The new government is mandated to reduce government spending by 20 percent over the first five years, and the candidates say they will try to get it done.

But Olson said it might not be possible to reduce the budget the first year because she expects there will be a lot of extra costs then.

“I think that’s a good goal to strive for,” she said.

The commission will have to look at the duplication of services and may have to look at reducing personnel who hold the same positions, she said.

“I know no one wants to talk about that,” she said.

Ussery was a little more pessimistic about the reduced-spending goal.

“It’s not realistic, but we are going to have to do what we have to do,” he said. “People wanted an efficient government, and I think the (reduction) was the big selling point.”

Ussery said the goal would be to raise revenue “so we want to increase our tax base, and bringing new industry and business into Macon would (do that). Personnel costs are 70 to 75 percent of your budget, so you have to look at personnel.”

He understands a lot of employees are going to retire, so much of that reduction may be through attrition.

“We might have to cut some services, might have to do some cutting back and may have to do some privatization,” he said.

Jones said he thinks the reduction goal is achievable, and it mostly will come into play the second year.

“Many consolidated governments have found the first year of the new budget was the easiest,” he said. “There will be a lot of attrition. ... There is fat in the county budget and there might be some in the city budget. ... I think we will be a leaner, more efficient government.”

Jones also says the commission will need to look at privatization, “possibly of the trash collection. ... I think we need to look at each department and look at ways to save.”
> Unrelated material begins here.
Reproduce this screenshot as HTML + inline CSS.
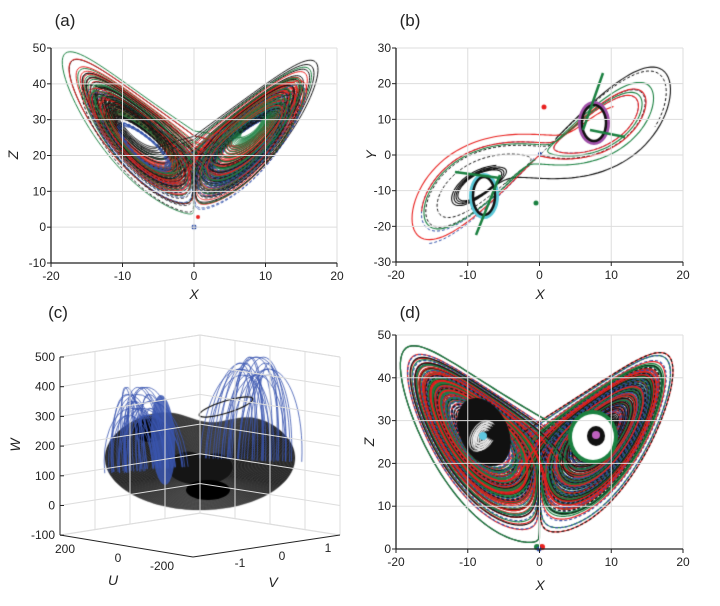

The candidates praised the work of the existing police department and sheriff’s office, but Olson said the first year of the new government likely will be the hardest for departments.

“There may be some police who are not going to work with the (county) or not be happy,” she said. “This has to be a cohesive group.”

While violent crime numbers are not high, eliminating gangs should be a top priority, she said.

“I think the (special purpose local option sales tax) is helping (the sheriff’s office), and we can always use more officers and we are going to get them,” she said.

Ussery said the sheriff’s office should be provided with the best tools and personnel to get the job done.

“We can’t micromanage it,” he said. “A lot of crime could be solved ... if we provided recreation to help get kids off the street and we get the community involved.”

Jones would like to banish people who commit repeated crimes in Bibb County.

“I would like to see career felons banished from Bibb County and from contiguous counties,” he said. “Violent crime is down, but what’s up are home invasions and entering autos. That’s disturbing because people need to feel safe in their homes.”